In the listing below, find every line with the string "picture" and pull it out.

>> start INFORMATION SHOWN

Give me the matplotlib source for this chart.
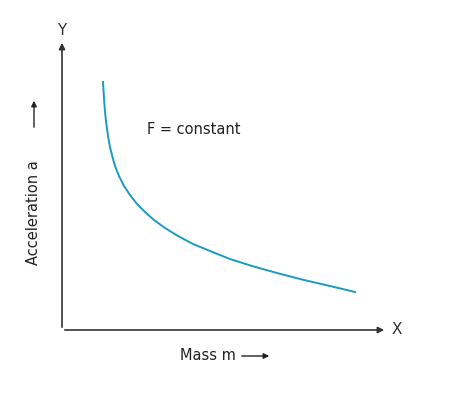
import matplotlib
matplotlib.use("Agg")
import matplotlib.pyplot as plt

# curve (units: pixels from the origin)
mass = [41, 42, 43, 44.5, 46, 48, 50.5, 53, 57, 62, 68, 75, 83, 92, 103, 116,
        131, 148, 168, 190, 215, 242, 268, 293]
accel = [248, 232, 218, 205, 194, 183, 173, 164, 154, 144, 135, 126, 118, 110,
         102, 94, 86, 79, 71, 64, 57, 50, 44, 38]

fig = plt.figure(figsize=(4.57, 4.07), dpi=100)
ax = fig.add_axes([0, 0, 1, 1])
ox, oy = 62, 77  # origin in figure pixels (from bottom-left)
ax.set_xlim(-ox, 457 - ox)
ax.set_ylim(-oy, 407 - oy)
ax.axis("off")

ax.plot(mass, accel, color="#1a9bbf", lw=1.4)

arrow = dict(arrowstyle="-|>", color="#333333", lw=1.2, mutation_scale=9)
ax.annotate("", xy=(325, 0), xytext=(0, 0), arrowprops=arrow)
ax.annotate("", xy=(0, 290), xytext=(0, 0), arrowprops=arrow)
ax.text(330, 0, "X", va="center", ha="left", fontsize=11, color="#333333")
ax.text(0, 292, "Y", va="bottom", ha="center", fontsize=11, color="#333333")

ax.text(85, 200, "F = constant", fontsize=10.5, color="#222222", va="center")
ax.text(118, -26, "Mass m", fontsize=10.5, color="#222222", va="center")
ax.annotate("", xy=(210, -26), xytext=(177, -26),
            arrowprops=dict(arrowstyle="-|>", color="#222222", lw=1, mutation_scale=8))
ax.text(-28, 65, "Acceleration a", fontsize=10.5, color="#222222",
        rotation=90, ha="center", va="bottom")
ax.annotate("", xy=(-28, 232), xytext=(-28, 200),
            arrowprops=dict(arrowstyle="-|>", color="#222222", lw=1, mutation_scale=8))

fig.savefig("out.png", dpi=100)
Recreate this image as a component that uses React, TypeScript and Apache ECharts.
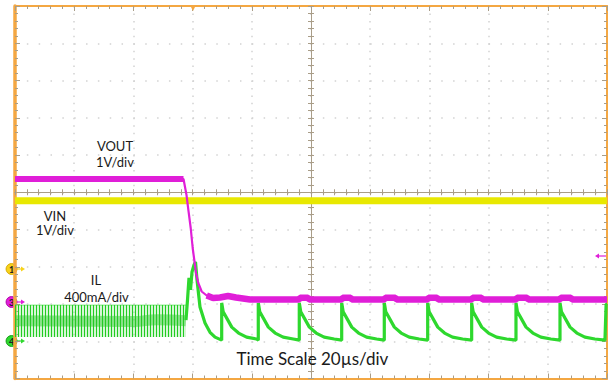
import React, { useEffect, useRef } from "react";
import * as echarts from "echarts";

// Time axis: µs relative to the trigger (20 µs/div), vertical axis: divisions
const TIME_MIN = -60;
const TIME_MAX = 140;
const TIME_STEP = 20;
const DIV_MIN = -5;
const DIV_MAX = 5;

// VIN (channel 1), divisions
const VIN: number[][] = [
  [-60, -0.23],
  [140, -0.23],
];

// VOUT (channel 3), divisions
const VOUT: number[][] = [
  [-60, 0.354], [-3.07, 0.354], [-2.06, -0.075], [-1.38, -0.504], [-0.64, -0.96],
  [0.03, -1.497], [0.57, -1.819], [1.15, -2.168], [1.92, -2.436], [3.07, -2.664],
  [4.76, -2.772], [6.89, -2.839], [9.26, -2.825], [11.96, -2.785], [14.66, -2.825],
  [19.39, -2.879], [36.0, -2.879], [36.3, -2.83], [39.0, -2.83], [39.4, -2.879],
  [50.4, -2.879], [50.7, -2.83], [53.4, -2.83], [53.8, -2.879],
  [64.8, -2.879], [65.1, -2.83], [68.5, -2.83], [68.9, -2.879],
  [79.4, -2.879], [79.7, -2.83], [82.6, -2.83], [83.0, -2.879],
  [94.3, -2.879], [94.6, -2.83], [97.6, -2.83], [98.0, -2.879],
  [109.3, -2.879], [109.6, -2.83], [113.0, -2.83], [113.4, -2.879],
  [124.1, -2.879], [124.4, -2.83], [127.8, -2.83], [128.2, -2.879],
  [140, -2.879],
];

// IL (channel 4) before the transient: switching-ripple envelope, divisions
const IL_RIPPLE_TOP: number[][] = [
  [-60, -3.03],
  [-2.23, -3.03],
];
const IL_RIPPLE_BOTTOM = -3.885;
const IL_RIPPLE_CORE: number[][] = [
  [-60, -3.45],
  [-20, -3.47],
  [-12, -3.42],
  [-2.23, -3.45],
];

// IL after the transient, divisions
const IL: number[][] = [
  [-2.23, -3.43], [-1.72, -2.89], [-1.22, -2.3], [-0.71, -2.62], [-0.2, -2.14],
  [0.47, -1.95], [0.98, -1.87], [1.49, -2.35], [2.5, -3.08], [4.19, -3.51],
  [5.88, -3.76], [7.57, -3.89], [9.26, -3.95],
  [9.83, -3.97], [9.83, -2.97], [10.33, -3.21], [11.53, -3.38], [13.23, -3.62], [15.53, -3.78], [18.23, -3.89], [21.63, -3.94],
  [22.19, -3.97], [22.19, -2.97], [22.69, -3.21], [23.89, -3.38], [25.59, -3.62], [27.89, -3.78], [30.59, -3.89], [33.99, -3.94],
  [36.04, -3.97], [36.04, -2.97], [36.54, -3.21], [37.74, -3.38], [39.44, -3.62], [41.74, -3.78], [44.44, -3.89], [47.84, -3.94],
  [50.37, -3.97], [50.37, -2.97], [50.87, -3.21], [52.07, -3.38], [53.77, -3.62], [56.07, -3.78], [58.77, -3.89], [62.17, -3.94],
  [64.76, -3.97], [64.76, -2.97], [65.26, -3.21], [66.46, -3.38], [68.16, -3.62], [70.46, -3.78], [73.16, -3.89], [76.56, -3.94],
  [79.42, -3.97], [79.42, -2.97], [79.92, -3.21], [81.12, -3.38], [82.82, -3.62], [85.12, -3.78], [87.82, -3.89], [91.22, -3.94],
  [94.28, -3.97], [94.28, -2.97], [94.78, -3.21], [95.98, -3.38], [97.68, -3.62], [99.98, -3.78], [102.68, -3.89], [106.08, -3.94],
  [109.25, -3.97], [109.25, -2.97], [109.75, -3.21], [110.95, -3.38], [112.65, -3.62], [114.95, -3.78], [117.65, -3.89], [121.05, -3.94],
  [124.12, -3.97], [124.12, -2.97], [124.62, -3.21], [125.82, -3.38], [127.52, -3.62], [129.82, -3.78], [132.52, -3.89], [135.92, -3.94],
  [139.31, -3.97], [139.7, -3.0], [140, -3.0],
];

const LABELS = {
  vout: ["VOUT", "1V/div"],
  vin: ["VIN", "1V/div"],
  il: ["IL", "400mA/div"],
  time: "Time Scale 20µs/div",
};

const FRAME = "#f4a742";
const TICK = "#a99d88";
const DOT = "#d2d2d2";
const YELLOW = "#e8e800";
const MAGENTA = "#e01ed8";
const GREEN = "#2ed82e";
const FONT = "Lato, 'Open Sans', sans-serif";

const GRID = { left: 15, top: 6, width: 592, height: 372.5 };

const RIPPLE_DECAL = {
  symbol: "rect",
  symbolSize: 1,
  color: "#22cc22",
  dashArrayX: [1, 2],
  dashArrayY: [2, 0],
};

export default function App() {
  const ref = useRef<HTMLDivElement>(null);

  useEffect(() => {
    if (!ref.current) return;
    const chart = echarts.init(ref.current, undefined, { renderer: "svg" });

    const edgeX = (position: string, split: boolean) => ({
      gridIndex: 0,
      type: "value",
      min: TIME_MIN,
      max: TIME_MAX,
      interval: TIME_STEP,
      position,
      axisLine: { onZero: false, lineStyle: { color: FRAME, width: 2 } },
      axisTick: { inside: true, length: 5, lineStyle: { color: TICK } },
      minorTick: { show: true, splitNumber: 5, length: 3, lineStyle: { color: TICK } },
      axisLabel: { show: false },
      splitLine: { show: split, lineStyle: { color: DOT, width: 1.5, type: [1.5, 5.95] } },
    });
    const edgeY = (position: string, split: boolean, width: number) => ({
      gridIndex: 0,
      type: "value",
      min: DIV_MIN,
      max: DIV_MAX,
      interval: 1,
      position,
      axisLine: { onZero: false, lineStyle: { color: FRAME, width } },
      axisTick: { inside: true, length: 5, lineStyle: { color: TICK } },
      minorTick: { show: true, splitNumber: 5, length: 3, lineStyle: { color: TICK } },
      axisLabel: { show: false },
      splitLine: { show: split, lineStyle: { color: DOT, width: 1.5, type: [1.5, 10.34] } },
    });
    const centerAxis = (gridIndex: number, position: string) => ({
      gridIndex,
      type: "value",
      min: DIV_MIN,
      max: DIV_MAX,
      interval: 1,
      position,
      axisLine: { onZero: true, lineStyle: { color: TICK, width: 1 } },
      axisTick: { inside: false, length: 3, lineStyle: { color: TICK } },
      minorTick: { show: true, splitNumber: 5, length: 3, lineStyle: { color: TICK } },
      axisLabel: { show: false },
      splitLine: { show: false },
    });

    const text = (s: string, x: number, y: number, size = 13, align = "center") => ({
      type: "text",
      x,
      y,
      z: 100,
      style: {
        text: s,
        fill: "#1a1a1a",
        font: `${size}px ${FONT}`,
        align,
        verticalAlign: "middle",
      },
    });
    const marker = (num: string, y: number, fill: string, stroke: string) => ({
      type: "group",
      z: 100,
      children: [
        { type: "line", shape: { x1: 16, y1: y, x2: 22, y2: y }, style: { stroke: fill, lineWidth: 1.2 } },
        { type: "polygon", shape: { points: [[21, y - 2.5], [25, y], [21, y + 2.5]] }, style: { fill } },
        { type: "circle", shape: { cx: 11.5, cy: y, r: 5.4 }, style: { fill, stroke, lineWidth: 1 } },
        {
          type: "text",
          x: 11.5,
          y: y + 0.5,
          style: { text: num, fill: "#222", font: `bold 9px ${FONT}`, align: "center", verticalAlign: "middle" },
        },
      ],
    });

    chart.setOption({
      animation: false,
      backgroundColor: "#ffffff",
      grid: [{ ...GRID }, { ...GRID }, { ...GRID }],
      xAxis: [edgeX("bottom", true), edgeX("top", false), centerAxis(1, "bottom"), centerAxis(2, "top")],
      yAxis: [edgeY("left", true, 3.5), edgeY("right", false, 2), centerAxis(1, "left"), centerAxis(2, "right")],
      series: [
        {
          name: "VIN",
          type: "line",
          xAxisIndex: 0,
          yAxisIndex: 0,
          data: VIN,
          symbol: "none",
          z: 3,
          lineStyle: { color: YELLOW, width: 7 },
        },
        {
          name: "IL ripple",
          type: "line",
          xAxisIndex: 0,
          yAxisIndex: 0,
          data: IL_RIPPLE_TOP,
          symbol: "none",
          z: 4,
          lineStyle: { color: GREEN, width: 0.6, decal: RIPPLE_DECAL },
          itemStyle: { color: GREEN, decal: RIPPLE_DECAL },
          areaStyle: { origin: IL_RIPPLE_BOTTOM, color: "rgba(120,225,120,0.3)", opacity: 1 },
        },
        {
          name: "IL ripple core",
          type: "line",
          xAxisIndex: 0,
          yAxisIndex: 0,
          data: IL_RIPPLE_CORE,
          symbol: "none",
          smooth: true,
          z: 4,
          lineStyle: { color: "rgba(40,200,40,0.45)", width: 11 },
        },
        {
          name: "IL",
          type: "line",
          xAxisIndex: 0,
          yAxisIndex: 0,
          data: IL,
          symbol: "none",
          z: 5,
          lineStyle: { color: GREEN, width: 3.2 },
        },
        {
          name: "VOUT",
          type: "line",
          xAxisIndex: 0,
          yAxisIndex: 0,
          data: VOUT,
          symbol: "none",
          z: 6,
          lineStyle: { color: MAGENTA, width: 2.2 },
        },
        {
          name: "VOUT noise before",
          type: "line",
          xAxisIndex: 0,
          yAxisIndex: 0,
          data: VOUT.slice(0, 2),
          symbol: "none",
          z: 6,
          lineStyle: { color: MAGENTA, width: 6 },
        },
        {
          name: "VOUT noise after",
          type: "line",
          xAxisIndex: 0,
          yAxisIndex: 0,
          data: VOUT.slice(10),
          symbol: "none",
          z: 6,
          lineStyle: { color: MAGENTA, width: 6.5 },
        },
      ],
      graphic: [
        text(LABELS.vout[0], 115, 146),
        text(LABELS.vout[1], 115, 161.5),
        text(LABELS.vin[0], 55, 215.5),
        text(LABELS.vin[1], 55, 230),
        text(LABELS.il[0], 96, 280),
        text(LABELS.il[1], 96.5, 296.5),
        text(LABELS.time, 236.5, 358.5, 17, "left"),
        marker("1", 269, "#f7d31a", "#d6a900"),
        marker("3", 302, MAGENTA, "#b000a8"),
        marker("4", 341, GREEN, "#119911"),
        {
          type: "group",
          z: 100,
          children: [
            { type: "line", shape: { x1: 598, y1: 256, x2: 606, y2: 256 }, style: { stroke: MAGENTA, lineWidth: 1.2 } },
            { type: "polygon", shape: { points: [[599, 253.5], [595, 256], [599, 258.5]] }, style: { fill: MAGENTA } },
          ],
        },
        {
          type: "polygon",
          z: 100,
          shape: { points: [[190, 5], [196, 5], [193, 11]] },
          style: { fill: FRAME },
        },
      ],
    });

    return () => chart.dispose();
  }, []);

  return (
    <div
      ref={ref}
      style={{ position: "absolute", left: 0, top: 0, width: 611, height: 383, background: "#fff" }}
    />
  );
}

>> end INFORMATION SHOWN
>> start INFORMATION SHOWN

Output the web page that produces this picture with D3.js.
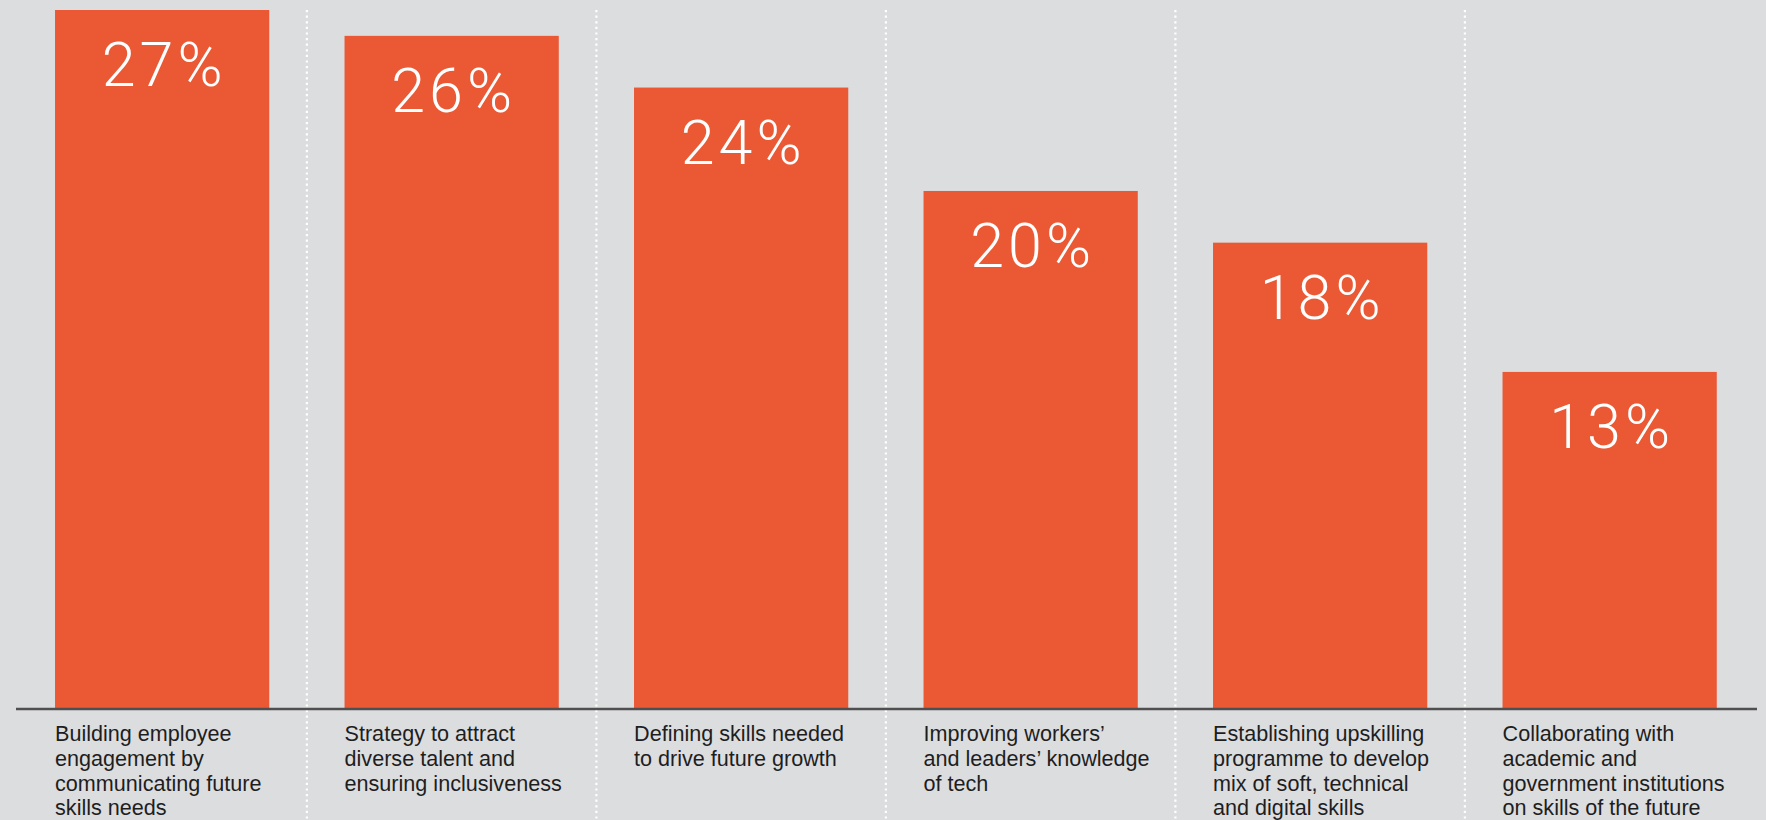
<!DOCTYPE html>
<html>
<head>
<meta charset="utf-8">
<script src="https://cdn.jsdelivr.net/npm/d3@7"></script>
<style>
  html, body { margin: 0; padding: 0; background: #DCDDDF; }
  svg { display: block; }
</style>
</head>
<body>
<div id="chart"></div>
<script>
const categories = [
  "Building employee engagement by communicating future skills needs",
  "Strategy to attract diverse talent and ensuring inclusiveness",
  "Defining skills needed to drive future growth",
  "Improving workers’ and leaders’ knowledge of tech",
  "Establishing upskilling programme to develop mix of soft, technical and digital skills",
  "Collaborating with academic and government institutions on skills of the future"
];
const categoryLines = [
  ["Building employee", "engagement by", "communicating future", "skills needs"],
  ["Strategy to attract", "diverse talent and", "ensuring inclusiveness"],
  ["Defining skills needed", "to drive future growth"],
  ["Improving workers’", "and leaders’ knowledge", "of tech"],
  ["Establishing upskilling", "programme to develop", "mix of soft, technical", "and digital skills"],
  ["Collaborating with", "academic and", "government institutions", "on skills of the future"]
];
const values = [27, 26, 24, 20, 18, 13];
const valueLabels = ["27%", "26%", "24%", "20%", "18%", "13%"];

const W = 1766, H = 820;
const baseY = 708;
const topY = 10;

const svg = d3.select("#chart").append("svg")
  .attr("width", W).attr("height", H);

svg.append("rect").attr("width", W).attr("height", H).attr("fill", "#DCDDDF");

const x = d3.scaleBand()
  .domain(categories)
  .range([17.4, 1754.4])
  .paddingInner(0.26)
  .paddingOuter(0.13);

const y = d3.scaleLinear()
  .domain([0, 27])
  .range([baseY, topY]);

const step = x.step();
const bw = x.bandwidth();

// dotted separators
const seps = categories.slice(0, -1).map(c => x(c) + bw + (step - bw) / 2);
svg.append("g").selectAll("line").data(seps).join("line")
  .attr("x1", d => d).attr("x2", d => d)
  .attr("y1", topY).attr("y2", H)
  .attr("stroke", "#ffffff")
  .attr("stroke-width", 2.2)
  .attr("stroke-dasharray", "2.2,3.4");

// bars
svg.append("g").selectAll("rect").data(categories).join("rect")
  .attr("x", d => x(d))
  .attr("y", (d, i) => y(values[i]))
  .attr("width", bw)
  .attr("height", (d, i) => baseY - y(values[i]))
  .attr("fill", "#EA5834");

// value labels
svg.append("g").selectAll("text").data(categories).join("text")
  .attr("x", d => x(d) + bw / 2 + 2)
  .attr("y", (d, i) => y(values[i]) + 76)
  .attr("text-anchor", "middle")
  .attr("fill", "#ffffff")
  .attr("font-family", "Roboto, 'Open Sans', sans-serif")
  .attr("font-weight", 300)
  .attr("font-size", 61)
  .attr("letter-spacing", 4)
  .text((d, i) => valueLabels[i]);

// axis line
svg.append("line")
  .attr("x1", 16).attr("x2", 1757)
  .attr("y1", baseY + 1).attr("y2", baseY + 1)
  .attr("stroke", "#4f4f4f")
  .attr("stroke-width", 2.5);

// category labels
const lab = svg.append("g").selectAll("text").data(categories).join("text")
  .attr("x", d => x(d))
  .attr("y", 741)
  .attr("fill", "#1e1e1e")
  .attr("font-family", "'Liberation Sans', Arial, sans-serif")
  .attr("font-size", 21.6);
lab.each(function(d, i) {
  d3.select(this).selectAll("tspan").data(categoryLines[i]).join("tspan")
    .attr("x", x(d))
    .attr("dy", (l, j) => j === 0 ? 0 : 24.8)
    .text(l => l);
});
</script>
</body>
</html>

>> end INFORMATION SHOWN
>> start INFORMATION SHOWN

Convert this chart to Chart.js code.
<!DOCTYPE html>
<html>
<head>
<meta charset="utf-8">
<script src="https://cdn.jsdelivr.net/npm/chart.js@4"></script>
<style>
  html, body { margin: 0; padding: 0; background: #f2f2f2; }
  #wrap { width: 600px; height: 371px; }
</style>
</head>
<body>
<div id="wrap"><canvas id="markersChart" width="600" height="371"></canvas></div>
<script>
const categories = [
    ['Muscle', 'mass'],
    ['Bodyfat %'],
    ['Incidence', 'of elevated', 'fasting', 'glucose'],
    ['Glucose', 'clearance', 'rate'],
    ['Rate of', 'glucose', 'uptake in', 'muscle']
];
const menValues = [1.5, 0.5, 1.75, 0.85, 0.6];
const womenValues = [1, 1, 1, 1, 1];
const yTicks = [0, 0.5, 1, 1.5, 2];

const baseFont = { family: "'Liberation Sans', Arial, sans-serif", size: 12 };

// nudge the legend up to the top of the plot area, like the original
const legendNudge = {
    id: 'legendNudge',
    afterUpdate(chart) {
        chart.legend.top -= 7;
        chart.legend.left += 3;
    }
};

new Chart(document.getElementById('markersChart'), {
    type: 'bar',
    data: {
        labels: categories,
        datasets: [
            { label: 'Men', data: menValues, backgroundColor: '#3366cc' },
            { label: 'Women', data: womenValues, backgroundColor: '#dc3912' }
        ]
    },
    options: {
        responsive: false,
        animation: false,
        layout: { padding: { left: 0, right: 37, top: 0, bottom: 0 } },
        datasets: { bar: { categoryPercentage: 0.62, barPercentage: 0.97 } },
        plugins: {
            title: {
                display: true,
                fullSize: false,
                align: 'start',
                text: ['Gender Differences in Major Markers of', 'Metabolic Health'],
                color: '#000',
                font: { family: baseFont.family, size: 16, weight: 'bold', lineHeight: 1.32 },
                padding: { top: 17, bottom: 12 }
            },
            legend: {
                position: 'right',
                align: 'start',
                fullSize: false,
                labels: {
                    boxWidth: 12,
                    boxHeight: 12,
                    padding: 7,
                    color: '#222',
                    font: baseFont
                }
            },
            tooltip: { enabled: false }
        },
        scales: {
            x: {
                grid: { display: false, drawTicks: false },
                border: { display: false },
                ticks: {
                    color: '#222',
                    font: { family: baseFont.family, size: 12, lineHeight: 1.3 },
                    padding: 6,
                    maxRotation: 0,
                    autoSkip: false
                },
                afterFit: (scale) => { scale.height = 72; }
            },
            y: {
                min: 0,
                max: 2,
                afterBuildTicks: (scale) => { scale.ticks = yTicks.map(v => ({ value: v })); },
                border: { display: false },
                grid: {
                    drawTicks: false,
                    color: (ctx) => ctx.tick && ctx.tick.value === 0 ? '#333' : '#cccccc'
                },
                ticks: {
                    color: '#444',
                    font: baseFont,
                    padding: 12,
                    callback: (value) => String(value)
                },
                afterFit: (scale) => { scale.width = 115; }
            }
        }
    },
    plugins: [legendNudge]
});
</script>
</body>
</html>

>> end INFORMATION SHOWN

PROBLEM SOLUTION:
Output the web page that produces this picture with D3.js.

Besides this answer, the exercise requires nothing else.